* _MATERIALS PROVIDED_

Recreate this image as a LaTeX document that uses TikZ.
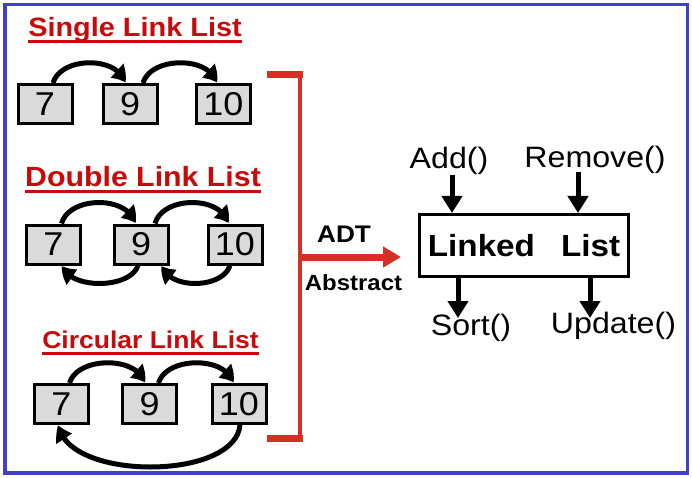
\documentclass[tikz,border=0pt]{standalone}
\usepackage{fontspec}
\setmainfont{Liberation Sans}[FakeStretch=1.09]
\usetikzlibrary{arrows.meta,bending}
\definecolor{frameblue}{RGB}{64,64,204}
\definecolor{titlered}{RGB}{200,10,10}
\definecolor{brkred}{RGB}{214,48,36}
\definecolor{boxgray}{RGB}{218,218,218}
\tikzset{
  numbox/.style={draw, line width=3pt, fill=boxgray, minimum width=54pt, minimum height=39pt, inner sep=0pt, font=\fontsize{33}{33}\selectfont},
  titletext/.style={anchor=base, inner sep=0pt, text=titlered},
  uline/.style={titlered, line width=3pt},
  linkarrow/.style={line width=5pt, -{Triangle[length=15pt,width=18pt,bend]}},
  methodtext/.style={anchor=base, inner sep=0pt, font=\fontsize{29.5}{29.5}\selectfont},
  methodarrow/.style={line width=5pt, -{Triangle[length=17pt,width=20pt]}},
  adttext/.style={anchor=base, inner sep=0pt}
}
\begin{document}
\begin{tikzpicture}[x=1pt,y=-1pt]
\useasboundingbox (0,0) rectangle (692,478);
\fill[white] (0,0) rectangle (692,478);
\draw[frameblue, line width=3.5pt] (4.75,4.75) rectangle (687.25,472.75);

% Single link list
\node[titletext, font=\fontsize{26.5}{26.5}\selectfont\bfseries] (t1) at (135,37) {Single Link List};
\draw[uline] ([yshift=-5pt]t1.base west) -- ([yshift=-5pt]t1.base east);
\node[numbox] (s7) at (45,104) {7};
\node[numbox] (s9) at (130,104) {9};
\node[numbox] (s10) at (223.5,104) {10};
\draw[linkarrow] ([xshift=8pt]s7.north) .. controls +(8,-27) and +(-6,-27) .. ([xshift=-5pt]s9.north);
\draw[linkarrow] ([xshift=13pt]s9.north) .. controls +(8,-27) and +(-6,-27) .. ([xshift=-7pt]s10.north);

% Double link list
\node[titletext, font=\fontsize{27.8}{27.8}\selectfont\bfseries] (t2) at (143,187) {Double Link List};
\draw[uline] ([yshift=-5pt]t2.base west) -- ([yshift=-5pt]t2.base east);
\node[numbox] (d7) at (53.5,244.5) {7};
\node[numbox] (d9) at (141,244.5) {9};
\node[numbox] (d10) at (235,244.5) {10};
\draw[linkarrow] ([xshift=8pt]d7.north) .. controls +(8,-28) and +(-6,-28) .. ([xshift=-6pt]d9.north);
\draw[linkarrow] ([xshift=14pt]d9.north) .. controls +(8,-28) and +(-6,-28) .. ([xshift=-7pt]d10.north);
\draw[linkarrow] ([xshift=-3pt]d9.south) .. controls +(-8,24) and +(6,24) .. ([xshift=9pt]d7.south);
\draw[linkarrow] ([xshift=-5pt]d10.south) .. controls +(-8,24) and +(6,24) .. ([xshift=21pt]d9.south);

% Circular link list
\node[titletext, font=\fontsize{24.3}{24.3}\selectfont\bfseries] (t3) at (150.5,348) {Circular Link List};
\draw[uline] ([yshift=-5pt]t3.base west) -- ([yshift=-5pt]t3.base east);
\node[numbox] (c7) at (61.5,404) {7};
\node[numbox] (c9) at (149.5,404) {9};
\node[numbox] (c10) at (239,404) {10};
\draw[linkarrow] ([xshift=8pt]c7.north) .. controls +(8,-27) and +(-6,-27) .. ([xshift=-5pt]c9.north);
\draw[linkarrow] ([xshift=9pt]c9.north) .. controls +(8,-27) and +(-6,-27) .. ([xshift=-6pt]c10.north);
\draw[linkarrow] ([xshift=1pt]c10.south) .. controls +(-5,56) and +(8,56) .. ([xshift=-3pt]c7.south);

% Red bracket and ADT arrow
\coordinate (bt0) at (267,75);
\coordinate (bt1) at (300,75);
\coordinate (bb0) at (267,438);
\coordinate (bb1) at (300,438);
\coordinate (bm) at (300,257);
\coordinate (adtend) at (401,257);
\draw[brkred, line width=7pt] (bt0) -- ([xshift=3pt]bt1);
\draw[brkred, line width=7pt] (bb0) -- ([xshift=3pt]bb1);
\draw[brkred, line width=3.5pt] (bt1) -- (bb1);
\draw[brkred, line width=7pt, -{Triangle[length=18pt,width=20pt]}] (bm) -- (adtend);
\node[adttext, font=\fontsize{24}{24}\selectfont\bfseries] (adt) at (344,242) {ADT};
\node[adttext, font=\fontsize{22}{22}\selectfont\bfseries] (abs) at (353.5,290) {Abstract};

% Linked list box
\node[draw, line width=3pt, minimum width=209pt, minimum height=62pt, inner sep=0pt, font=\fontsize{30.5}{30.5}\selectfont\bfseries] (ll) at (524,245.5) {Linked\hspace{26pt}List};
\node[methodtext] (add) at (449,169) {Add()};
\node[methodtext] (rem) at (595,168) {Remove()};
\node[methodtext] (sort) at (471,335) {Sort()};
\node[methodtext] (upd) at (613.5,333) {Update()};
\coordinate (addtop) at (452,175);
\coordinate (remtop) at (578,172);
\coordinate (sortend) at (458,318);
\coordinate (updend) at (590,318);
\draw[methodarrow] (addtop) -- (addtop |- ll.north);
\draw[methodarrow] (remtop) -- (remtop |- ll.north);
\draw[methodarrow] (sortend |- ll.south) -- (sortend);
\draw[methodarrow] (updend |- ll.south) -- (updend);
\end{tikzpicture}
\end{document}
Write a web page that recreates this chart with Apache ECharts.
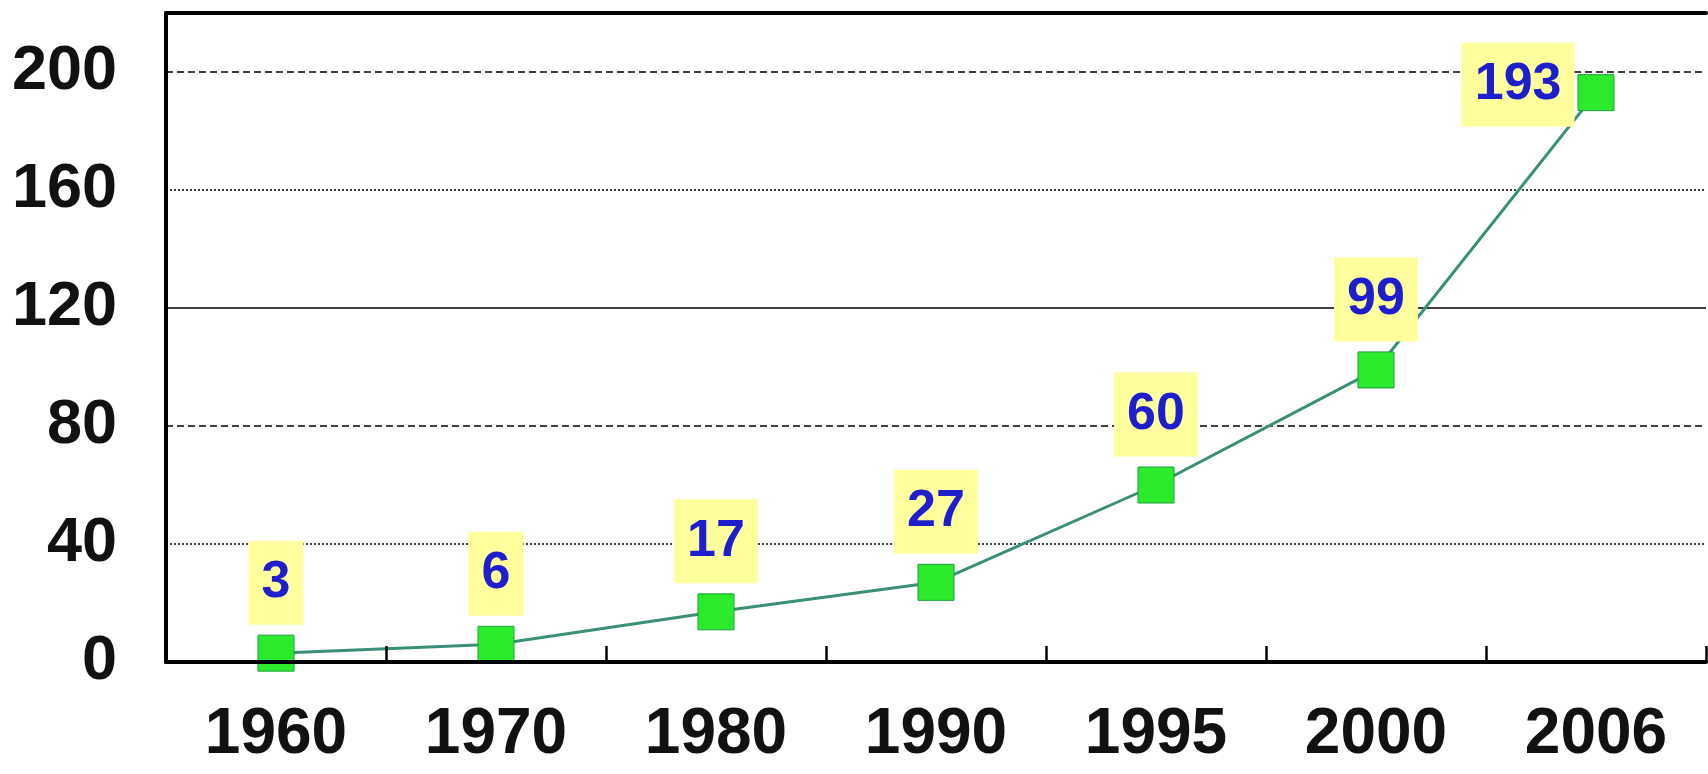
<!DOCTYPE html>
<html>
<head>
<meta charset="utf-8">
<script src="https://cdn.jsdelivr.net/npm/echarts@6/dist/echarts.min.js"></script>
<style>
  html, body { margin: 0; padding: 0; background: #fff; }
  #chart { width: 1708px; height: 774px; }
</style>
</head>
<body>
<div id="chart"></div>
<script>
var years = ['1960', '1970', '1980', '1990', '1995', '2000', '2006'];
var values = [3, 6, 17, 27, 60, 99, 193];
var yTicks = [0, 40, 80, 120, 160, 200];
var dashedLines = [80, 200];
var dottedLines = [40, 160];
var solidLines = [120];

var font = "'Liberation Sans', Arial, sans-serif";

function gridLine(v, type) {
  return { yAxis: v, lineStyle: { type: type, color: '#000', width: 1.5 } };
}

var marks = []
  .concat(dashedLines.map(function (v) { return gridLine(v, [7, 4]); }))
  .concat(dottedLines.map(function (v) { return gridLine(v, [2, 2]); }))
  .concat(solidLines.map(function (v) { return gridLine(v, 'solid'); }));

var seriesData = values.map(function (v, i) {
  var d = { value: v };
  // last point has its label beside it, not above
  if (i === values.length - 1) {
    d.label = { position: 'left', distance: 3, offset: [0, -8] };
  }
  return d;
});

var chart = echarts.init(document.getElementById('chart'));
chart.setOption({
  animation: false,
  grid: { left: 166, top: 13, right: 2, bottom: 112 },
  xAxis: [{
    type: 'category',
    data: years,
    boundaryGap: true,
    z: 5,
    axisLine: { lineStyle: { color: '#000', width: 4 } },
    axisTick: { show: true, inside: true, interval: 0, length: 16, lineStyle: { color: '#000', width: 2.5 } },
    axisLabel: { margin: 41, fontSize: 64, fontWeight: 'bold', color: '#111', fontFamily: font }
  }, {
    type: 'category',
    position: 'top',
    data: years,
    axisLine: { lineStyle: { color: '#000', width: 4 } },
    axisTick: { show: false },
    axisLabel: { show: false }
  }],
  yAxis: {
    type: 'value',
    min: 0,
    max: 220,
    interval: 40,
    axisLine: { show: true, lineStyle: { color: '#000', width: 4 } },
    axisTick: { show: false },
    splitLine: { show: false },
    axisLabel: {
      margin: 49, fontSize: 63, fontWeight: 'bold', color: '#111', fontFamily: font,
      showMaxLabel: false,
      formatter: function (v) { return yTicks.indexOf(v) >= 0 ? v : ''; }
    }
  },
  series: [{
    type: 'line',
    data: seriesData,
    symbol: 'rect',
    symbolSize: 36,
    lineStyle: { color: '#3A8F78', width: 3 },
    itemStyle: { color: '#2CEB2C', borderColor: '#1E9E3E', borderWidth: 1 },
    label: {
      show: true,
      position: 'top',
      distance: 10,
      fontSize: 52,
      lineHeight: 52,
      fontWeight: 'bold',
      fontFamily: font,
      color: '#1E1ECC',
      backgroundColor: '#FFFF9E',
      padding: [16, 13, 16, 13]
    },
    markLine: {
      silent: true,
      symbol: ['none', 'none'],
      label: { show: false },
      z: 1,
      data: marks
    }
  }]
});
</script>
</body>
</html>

* _PROBLEM STATEMENT_
Set the lines above down again, word for word, from the first through the one containing "and +(-6,-27) .. ([xshift=-7pt]s10.north);"; pictures excluded.

* _THE ANSWER_
Recreate this image as a LaTeX document that uses TikZ.
\documentclass[tikz,border=0pt]{standalone}
\usepackage{fontspec}
\setmainfont{Liberation Sans}[FakeStretch=1.09]
\usetikzlibrary{arrows.meta,bending}
\definecolor{frameblue}{RGB}{64,64,204}
\definecolor{titlered}{RGB}{200,10,10}
\definecolor{brkred}{RGB}{214,48,36}
\definecolor{boxgray}{RGB}{218,218,218}
\tikzset{
  numbox/.style={draw, line width=3pt, fill=boxgray, minimum width=54pt, minimum height=39pt, inner sep=0pt, font=\fontsize{33}{33}\selectfont},
  titletext/.style={anchor=base, inner sep=0pt, text=titlered},
  uline/.style={titlered, line width=3pt},
  linkarrow/.style={line width=5pt, -{Triangle[length=15pt,width=18pt,bend]}},
  methodtext/.style={anchor=base, inner sep=0pt, font=\fontsize{29.5}{29.5}\selectfont},
  methodarrow/.style={line width=5pt, -{Triangle[length=17pt,width=20pt]}},
  adttext/.style={anchor=base, inner sep=0pt}
}
\begin{document}
\begin{tikzpicture}[x=1pt,y=-1pt]
\useasboundingbox (0,0) rectangle (692,478);
\fill[white] (0,0) rectangle (692,478);
\draw[frameblue, line width=3.5pt] (4.75,4.75) rectangle (687.25,472.75);

% Single link list
\node[titletext, font=\fontsize{26.5}{26.5}\selectfont\bfseries] (t1) at (135,37) {Single Link List};
\draw[uline] ([yshift=-5pt]t1.base west) -- ([yshift=-5pt]t1.base east);
\node[numbox] (s7) at (45,104) {7};
\node[numbox] (s9) at (130,104) {9};
\node[numbox] (s10) at (223.5,104) {10};
\draw[linkarrow] ([xshift=8pt]s7.north) .. controls +(8,-27) and +(-6,-27) .. ([xshift=-5pt]s9.north);
\draw[linkarrow] ([xshift=13pt]s9.north) .. controls +(8,-27) and +(-6,-27) .. ([xshift=-7pt]s10.north);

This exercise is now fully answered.